I cant imaging a future where it makes sense for everyone to own their own home. We should always consider renters when making public policy, even though they have little political power.
You might be saying this but you used some jargon I don’t know of.
The government can just build the goddamn rental houses, townhomes, and complexes. Remove corporations from the equation. Done.
By nonmarket housing, i mean housing that’s either own and run by the government, owned and run by nonprofits (probably funded by the government), or owned and run by coops.
In my part of the world, public housing is a bad word, (due to bad examples caused by government disinvestment) so I try to use other words.
Credit union
Credit unions still charge interest so I’m really curious what you’re trying to get at here …
Generally speaking they have way lower interest rates because they have financial incentive and legal requirements to raise their members credit/capital.
Because they take on the risk of what happens if you don’t pay it or default. They have to pay out a massive amount of money that they could have used for other investments, instead you become the investment and they just hope you’ll pay off, literally.
You don’t have to have the bank front you a loan though, you could just save up for 30 years and pay it all off with cash, but given the way housing prices are increasing, that seems to be a terrible plan. By the time you’ve saved up $150k for that $300k home, that home will likely be worth $450k lol.
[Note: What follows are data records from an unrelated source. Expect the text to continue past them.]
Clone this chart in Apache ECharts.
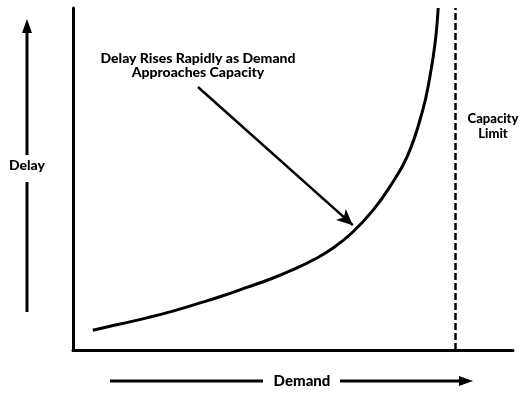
<!DOCTYPE html>
<html><head><meta charset="utf-8">
<script src="https://cdn.jsdelivr.net/npm/echarts@6/dist/echarts.min.js"></script>
<style>html,body{margin:0;padding:0;background:#fff}#c{width:522px;height:411px}</style>
</head><body><div id="c"></div>
<script>
var demand = [4.5, 10.7, 16.8, 22.5, 28.2, 33.9, 39.5, 45.2, 50.9, 55.0, 59.1, 63.6, 68.2, 72.0, 76.1, 79.5, 81.1, 82.3, 83.0];
var delay = [5.8, 7.6, 9.4, 11.3, 13.5, 15.8, 18.3, 20.9, 24.0, 26.6, 29.8, 34.5, 40.9, 47.7, 57.0, 70.2, 79.8, 89.8, 100];
var capacityLimit = 86.8;
var arrowFrom = [28.4, 76.9];
var arrowTo = [63.6, 36.5];
var annotation = ['Delay Rises Rapidly as Demand', 'Approaches Capacity'];
var capacityLabel = ['Capacity', 'Limit'];
var yName = 'Delay';
var xName = 'Demand';

var font = 'Lato, "Liberation Sans", sans-serif';
var chart = echarts.init(document.getElementById('c'), null, {renderer: 'canvas'});
chart.setOption({
  animation: false,
  backgroundColor: '#fff',
  grid: {left: 73, right: 9, top: 8, bottom: 61},
  xAxis: {type: 'value', min: 0, max: 100, axisLine: {show: true, onZero: false, lineStyle: {color: '#000', width: 3}},
    axisTick: {show: false}, axisLabel: {show: false}, splitLine: {show: false}},
  yAxis: {type: 'value', min: 0, max: 100, axisLine: {show: true, lineStyle: {color: '#000', width: 3}},
    axisTick: {show: false}, axisLabel: {show: false}, splitLine: {show: false}},
  series: [{
    type: 'line',
    data: demand.map(function (d, i) { return [d, delay[i]]; }),
    smooth: 0.45,
    symbol: 'none',
    lineStyle: {color: '#000', width: 3},
    markLine: {
      silent: true,
      symbol: ['none', 'none'],
      symbolSize: 0,
      label: {show: false},
      data: [
        [{coord: arrowFrom, symbol: 'none', lineStyle: {color: '#000', width: 2.5, type: 'solid'}},
         {coord: arrowTo, symbol: 'arrow', symbolSize: [11, 16]}],
        {xAxis: capacityLimit, lineStyle: {color: '#000', width: 2.5, type: [7, 3]}}
      ]
    }
  }],
  graphic: [
    {type: 'text', x: 198, y: 51, style: {text: annotation.join('\n'), font: '900 14px ' + font, fill: '#000', textAlign: 'center', lineHeight: 14}},
    {type: 'text', x: 493, y: 111, style: {text: capacityLabel.join('\n'), font: '900 13px ' + font, fill: '#000', textAlign: 'center', lineHeight: 15}},
    {type: 'text', x: 27, y: 158, style: {text: yName, font: '900 14px ' + font, fill: '#000', textAlign: 'center'}},
    {type: 'line', shape: {x1: 27, y1: 312, x2: 27, y2: 182}, style: {stroke: '#000', lineWidth: 3}},
    {type: 'line', shape: {x1: 27, y1: 155, x2: 27, y2: 30}, style: {stroke: '#000', lineWidth: 3}},
    {type: 'polygon', shape: {points: [[27, 19], [22, 33], [32, 33]]}, style: {fill: '#000'}},
    {type: 'text', x: 302, y: 374, style: {text: xName, font: '900 15px ' + font, fill: '#000', textAlign: 'center'}},
    {type: 'line', shape: {x1: 110, y1: 381, x2: 263, y2: 381}, style: {stroke: '#000', lineWidth: 3}},
    {type: 'line', shape: {x1: 340, y1: 381, x2: 462, y2: 381}, style: {stroke: '#000', lineWidth: 3}},
    {type: 'polygon', shape: {points: [[473, 381], [459, 376], [459, 386]]}, style: {fill: '#000'}}
  ]
});
</script></body></html>
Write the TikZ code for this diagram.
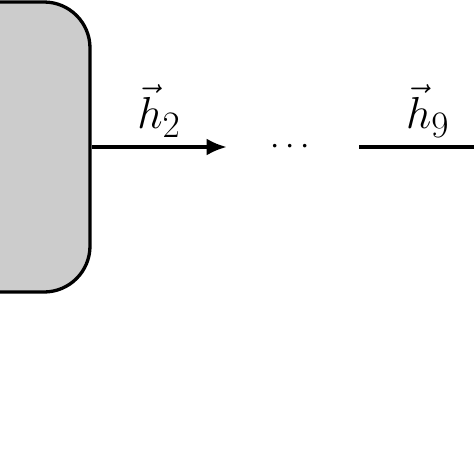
\documentclass[tikz,border=0pt]{standalone}
\usepackage{amsmath,amssymb}
\usepackage{tikz}
\usetikzlibrary{positioning, arrows.meta}

\begin{document}
\begin{tikzpicture}[
    x=1pt, y=1pt,
    box/.style={draw, rectangle, rounded corners=46pt, fill=gray!40,
                line width=3.3pt, minimum width=190pt, minimum height=290pt},
    arrow/.style={-{Latex[length=20pt, width=17pt]}, line width=3.1pt},
    link/.style={line width=3.1pt},
    lbl/.style={font=\Huge, scale=1.8, inner sep=4pt}
]
\useasboundingbox (0,0) rectangle (474,-474);
\clip (0,0) rectangle (474,-474);
% Encoder block (cut at the left)
\node[box] (enc) at (-5,-147) {};
% Hidden states
\node[inner sep=0, minimum width=98pt, font=\Huge, scale=1.35] (dots)
      at (293,-147) {$\cdots$};
\coordinate (out) at (496,-147);
\draw[arrow] (enc.east) -- node[lbl, above] {$\vec{h}_2$} (dots.west);
\draw[link] (dots.east) -- node[lbl, above] {$\vec{h}_9$} (out);
\end{tikzpicture}
\end{document}
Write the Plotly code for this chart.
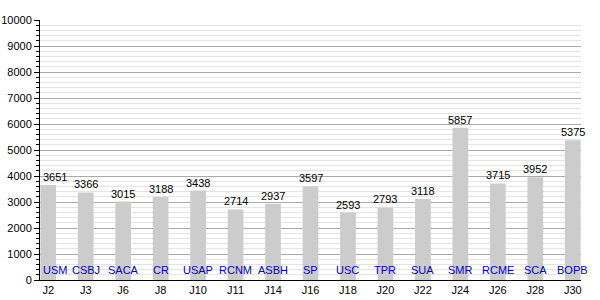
import plotly.graph_objects as go

categories = ["J2", "J3", "J6", "J8", "J10", "J11", "J14", "J16", "J18", "J20", "J22", "J24", "J26", "J28", "J30"]
values = [3651, 3366, 3015, 3188, 3438, 2714, 2937, 3597, 2593, 2793, 3118, 5857, 3715, 3952, 5375]
labels = ["USM", "CSBJ", "SACA", "CR", "USAP", "RCNM", "ASBH", "SP", "USC", "TPR", "SUA", "SMR", "RCME", "SCA", "BOPB"]

font_family = "Liberation Sans, Arial, sans-serif"

fig = go.Figure()
fig.add_trace(go.Bar(
    x=categories, y=values, width=0.42,
    marker=dict(color="#cccccc", line=dict(width=0)),
    hoverinfo="x+y",
))

for i, (c, v, lab) in enumerate(zip(categories, values, labels)):
    xs = 7 if i == 0 else 0
    fig.add_annotation(x=c, y=v, yref="y", text=str(v), showarrow=False,
                       yanchor="bottom", yshift=0, xshift=xs,
                       font=dict(color="black", size=11, family=font_family))
    fig.add_annotation(x=c, y=0, yref="y", text=lab, showarrow=False,
                       yanchor="bottom", yshift=2, xshift=xs,
                       font=dict(color="#0000cc", size=11, family=font_family))

fig.update_layout(
    width=600, height=300,
    margin=dict(l=40, r=19, t=20, b=20),
    paper_bgcolor="white", plot_bgcolor="white",
    showlegend=False,
    font=dict(family=font_family, size=11, color="black"),
)
fig.update_xaxes(
    type="category", range=[-0.22, 14.22], automargin=False,
    showline=True, linecolor="black", linewidth=1,
    ticks="", showgrid=False,
    tickfont=dict(size=11, color="black"),
)
fig.update_yaxes(
    range=[0, 10000], dtick=1000, tickformat="d", automargin=False,
    showline=True, linecolor="black", linewidth=1,
    ticks="outside", ticklen=5, tickcolor="black",
    showgrid=True, gridcolor="#aaaaaa", gridwidth=1,
    minor=dict(dtick=200, showgrid=True, gridcolor="#e4e4e4", ticks="outside", ticklen=3, tickcolor="black"),
    tickfont=dict(size=11, color="black"),
    zeroline=False,
)

fig.write_html("out.html")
It’s better to get in early, lock in a rate (and refinance later), and start to pay off your mortgage now.
Risk. They take a risk when they give people money that they may be unable to recoup. At the same time it is money not liquid to use for other things.
Get a loan when interest rates are low and/or refinance when they go lower. Your alternatives are buying a house with cash or renting. I’m assuming cash is off the table, so let’s compare renting with paying off a mortgage, which can often have similar monthly payments. When you rent, you have fewer responsibilities, but you also have less control over your space and lose every penny of your monthly payment. When you own, you have more financial obligations eg repairs or upgrades, but you have more control over your space, and a portion of your monthly payment goes toward your principal, which becomes equity. That equity is yours if/when you decide to sell. If you want to pay off your mortgage more quickly than the amortization schedule and pay less interest, that is also your prerogative.
But paying rent is no different than paying interest on a home loan as far as your pocketbook is concerned, except you get to keep some of your home loan payment every month
The 30 year mortgage revolutionized hime ownership in the US. Before it existed, home ownership was totally out of reach for a much larger percentage of society than it is today
Also consider that most banks have free checking amounts. Those cost money.